À cette violence étatique s’ajoutent la censure et la violence envers les journalistes et les ONG de défense de droits humains ainsi que les attaques ciblées envers les défenseurs des droits humains. Les ONG et les journalistes indépendants qui dénoncent la violation de droits humains sont victimes de violence physique et d’attaques cybernétiques. Human Rights Internacional rapporte d’ailleurs l’élimination, par « des personnes étrangères à l’organisation », de Tweets dans lesquels l’ONG reportait les chiffres de violence policière. La même dénonciation a été publiée par Que pasa en Cali ve, Cali Web et la faculté de Comunication de l’Université d’Antioquía.

Réaction de la communauté internationale

Certains acteurs de la communauté internationale ont formulé leur profonde préoccupation en ce qui a trait à l’utilisation de la violence légitime contre les manifestants. Clément Voule, rapporteur spécial des Nations Unies sur le droit de réunion pacifique et d’association, a critiqué l’utilisation des forces militaires comme outil de gestion des manifestations. ONU Droits humains Colombie, à travers de la haute commissaire Juliette Rivero, s’est dit extrêmement préoccupé et consterné par la militarisation et par l’utilisation d’armes à feu par la police contre la population. Pour sa part, José Manuel Vivanco d’Human Rights Watch a formulé des doutes sur la capacité de la police et de l’ESMAD à protéger les droits humains. Il a appelé à une réforme « impérative » de la police. De son côté, la CIDH a incité les autorités colombiennes à « respecter, protéger, faciliter et promouvoir le droit à la protestation sociale » et a rappelé que « l’utilisation légitime de la force doit observer des principes de légalité, d’absolue nécessité et de proportionnalité ». L’Union européenne et la porte-parole adjointe du département d’État des États-Unis ont également condamné les actes de violence envers les droits légitimes de manifester.

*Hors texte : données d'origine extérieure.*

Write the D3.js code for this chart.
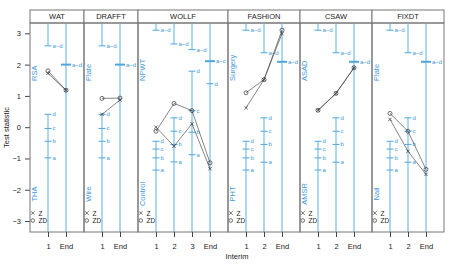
<!DOCTYPE html>
<html>
<head>
<meta charset="utf-8">
<script src="https://cdn.jsdelivr.net/npm/d3@7"></script>
<style>
  body { margin: 0; background: #fff; }
  text { font-family: "Liberation Sans", Arial, sans-serif; }
</style>
</head>
<body>
<div id="chart"></div>
<script>
// data
var trials = ["WAT", "DRAFFT", "WOLLF", "FASHION", "CSAW", "FIXDT"];
var stageLabels = [["1", "End"], ["1", "End"], ["1", "2", "3", "End"], ["1", "2", "End"], ["1", "2", "End"], ["1", "2", "End"]];
var topArms = ["RSA", "Plate", "NPWT", "Surgery", "ASAD", "Plate"];
var bottomArms = ["THA", "Wire", "Control", "PHT", "AMSR", "Nail"];
var zStat = [[1.72, 1.18], [0.41, 0.87], [0.0, -0.61, 0.11, -1.33], [0.62, 1.52, 2.99], [0.54, 1.08, 1.90], [0.25, -0.77, -1.51]];
var zdStat = [[1.80, 1.18], [0.92, 0.93], [-0.13, 0.76, 0.53, -1.14], [1.10, 1.52, 3.10], [0.54, 1.08, 1.90], [0.44, -0.13, -1.35]];
// efficacy bound (options a-d) at each interim before the end
var effBounds = [[2.6], [2.6], [3.1, 2.66, 2.48], [3.1, 2.38], [3.1, 2.38], [3.1, 2.38]];
// futility bounds for options d, c, b, a at each interim before the end
var futLabels = ["d", "c", "b", "a"];
var futBounds = [
  [[0.41, -0.04, -0.45, -0.98]],
  [[0.41, -0.04, -0.45, -0.98]],
  [[-0.45, -0.70, -0.98, -1.37], [0.30, -0.13, -0.55, -1.11], [1.79, 0.53, -0.16, -0.88]],
  [[-0.45, -0.70, -0.98, -1.37], [0.30, -0.13, -0.55, -1.12]],
  [[-0.45, -0.70, -0.98, -1.37], [0.30, -0.13, -0.55, -1.12]],
  [[-0.45, -0.70, -0.98, -1.37], [0.30, -0.13, -0.55, -1.12]]
];
// critical values at the final analysis
var endBounds = [[2.0], [2.0], [2.11, 1.39], [2.09], [2.09], [2.09]];
var endLabels = [["a–d"], ["a–d"], ["a–c", "d"], ["a–d"], ["a–d"], ["a–d"]];
var yTicks = [-3, -2, -1, 0, 1, 2, 3];

var w = 450;
var h = 264;
var padding = { top: 23, right: 6, bottom: 32, left: 30 };
var stripTop = 10;
var lineCol = "#a3d4f0";
var tickCol = "#4ea6df";
var textCol = "#3f9ad8";

var svg = d3.select("#chart").append("svg").attr("width", w).attr("height", h);

// each panel gets one slot per analysis plus one spare
var slots = stageLabels.map(function (s) { return s.length + 1; });
var starts = [];
var acc = 0;
slots.forEach(function (n) { starts.push(acc); acc += n; });

var xUnit = d3.scaleLinear().domain([0, acc]).range([padding.left, w - padding.right]);
var y = d3.scaleLinear().domain([-3.35, 3.33]).range([h - padding.bottom, padding.top]);
var yTop = y.range()[1], yBot = y.range()[0];

var times = d3.symbol().type(d3.symbolTimes).size(9);

// y axis
svg.append("g")
  .attr("transform", "translate(" + padding.left + ",0)")
  .call(d3.axisLeft(y).tickValues(yTicks).tickSize(5).tickPadding(4).tickFormat(d3.format("d")))
  .call(function (g) { g.select(".domain").remove(); })
  .call(function (g) {
    g.selectAll("line").attr("stroke", "#444");
    g.selectAll("text").attr("font-size", 7.5).attr("fill", "#222");
  });

svg.append("text")
  .attr("transform", "translate(9," + ((yTop + yBot) / 2) + ") rotate(-90)")
  .attr("text-anchor", "middle")
  .attr("font-size", 7.5)
  .attr("fill", "#222")
  .text("Test statistic");

svg.append("text")
  .attr("x", (xUnit.range()[0] + xUnit.range()[1]) / 2)
  .attr("y", 258.5)
  .attr("text-anchor", "middle")
  .attr("font-size", 7.5)
  .attr("fill", "#222")
  .text("Interim");

trials.forEach(function (name, p) {
  var n = stageLabels[p].length;
  var left = xUnit(starts[p]);
  var right = xUnit(starts[p] + slots[p]);
  var x = function (i) { return xUnit(starts[p] + i + 1); };
  var g = svg.append("g");

  // strip header
  g.append("rect")
    .attr("x", left).attr("y", stripTop)
    .attr("width", right - left).attr("height", yTop - stripTop)
    .attr("fill", "#fff").attr("stroke", "#777").attr("stroke-width", 1);
  g.append("text")
    .attr("x", (left + right) / 2).attr("y", (stripTop + yTop) / 2 + 2.6)
    .attr("text-anchor", "middle").attr("font-size", 7.5).attr("fill", "#222")
    .text(name);

  // boundaries at interims
  for (var i = 0; i < n - 1; i++) {
    var xi = x(i);
    var eff = effBounds[p][i];
    var fut = futBounds[p][i];
    g.append("line")
      .attr("x1", xi).attr("x2", xi).attr("y1", yTop).attr("y2", y(eff))
      .attr("stroke", lineCol).attr("stroke-width", 1.8);
    g.append("line")
      .attr("x1", xi).attr("x2", xi).attr("y1", y(fut[0])).attr("y2", yBot)
      .attr("stroke", lineCol).attr("stroke-width", 1.8);
    g.append("line")
      .attr("x1", xi - 3.5).attr("x2", xi + 3.5).attr("y1", y(eff)).attr("y2", y(eff))
      .attr("stroke", tickCol).attr("stroke-width", 1);
    g.append("text")
      .attr("x", xi + 4.5).attr("y", y(eff) + 2)
      .attr("font-size", 6).attr("fill", textCol).text("a–d");
    fut.forEach(function (v, k) {
      g.append("line")
        .attr("x1", xi - 3.5).attr("x2", xi + 3.5).attr("y1", y(v)).attr("y2", y(v))
        .attr("stroke", tickCol).attr("stroke-width", 1);
      g.append("text")
        .attr("x", xi + 4.5).attr("y", y(v) + 2)
        .attr("font-size", 6).attr("fill", textCol).text(futLabels[k]);
    });
  }

  // final analysis
  var xe = x(n - 1);
  g.append("line")
    .attr("x1", xe).attr("x2", xe).attr("y1", yTop).attr("y2", yBot)
    .attr("stroke", lineCol).attr("stroke-width", 1.8);
  endBounds[p].forEach(function (v, k) {
    g.append("line")
      .attr("x1", xe - (k == 0 ? 5 : 3.5)).attr("x2", xe + (k == 0 ? 5 : 3.5))
      .attr("y1", y(v)).attr("y2", y(v))
      .attr("stroke", tickCol).attr("stroke-width", k == 0 ? 2 : 1);
    g.append("text")
      .attr("x", xe + (k == 0 ? 6 : 4.5)).attr("y", y(v) + 2)
      .attr("font-size", 6).attr("fill", textCol).text(endLabels[p][k]);
  });

  // arm labels
  g.append("text")
    .attr("transform", "translate(" + (left + 6.5) + ",81) rotate(-90)")
    .attr("font-size", 7.5).attr("fill", textCol).text(topArms[p]);
  g.append("text")
    .attr("transform", "translate(" + (left + 6.5) + ",194) rotate(-90)")
    .attr("text-anchor", "middle")
    .attr("font-size", 7.5).attr("fill", textCol).text(bottomArms[p]);

  // test statistic paths
  var line = d3.line().x(function (d, i) { return x(i); }).y(function (d) { return y(d); });
  [zStat[p], zdStat[p]].forEach(function (vals) {
    g.append("path").attr("d", line(vals))
      .attr("fill", "none").attr("stroke", "#333").attr("stroke-width", 0.6);
  });
  g.selectAll(".z").data(zStat[p]).enter().append("path")
    .attr("class", "z")
    .attr("transform", function (d, i) { return "translate(" + x(i) + "," + y(d) + ")"; })
    .attr("d", times)
    .attr("fill", "none").attr("stroke", "#333").attr("stroke-width", 0.7);
  g.selectAll(".zd").data(zdStat[p]).enter().append("circle")
    .attr("class", "zd")
    .attr("cx", function (d, i) { return x(i); })
    .attr("cy", function (d) { return y(d); })
    .attr("r", 2)
    .attr("fill", "none").attr("stroke", "#333").attr("stroke-width", 0.7);

  // legend
  g.append("path")
    .attr("transform", "translate(" + (left + 2.8) + ",213)")
    .attr("d", times).attr("fill", "none").attr("stroke", "#333").attr("stroke-width", 0.7);
  g.append("circle")
    .attr("cx", left + 2.8).attr("cy", 220.5).attr("r", 1.8)
    .attr("fill", "none").attr("stroke", "#333").attr("stroke-width", 0.7);
  g.append("text").attr("x", left + 8.5).attr("y", 215.5)
    .attr("font-size", 6.5).attr("fill", "#222").text("Z");
  g.append("text").attr("x", left + 8.5).attr("y", 223)
    .attr("font-size", 6.5).attr("fill", "#222").text("ZD");

  // x axis for this panel
  var xs = d3.scaleLinear().domain([0, slots[p]]).range([left, right]);
  svg.append("g")
    .attr("transform", "translate(0," + yBot + ")")
    .call(d3.axisBottom(xs).tickValues(d3.range(1, n + 1)).tickSize(5).tickPadding(7)
      .tickFormat(function (d) { return stageLabels[p][d - 1]; }))
    .call(function (ax) { ax.select(".domain").remove(); })
    .call(function (ax) {
      ax.selectAll("line").attr("stroke", "#444");
      ax.selectAll("text").attr("font-size", 7.5).attr("fill", "#222");
    });

  // panel frame
  g.append("rect")
    .attr("x", left).attr("y", yTop)
    .attr("width", right - left).attr("height", yBot - yTop)
    .attr("fill", "none").attr("stroke", "#777").attr("stroke-width", 1);
});
</script>
</body>
</html>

Une situation qui risque de se détériorer

Les violations des droits humains et la criminalisation sont généralisées à l’ensemble du pays. Tout porte à croire que cette situation risque de s’intensifier alors que la répression policière sera mobilisée dans les prochains jours lors des grandes manifestations nationales prévues dès le 5 mai. Qui plus est, aux marches massives s’est ajouté l’établissement de barrages dans d’importantes voies de circulation nationales. Le port de Buenaventura — où transite 76 % de la marchandise qui circule au pays — a été partiellement bloqué, ainsi que certains postes d’entrées à la ville de Bogota et la voie d’accès à l’aéroport de Medellín. Ce contexte permet de penser que le récent épisode contestataire risque d’être le plus important de l’histoire récente du pays.

Ce contenu a été mis à jour le 23 août 2023.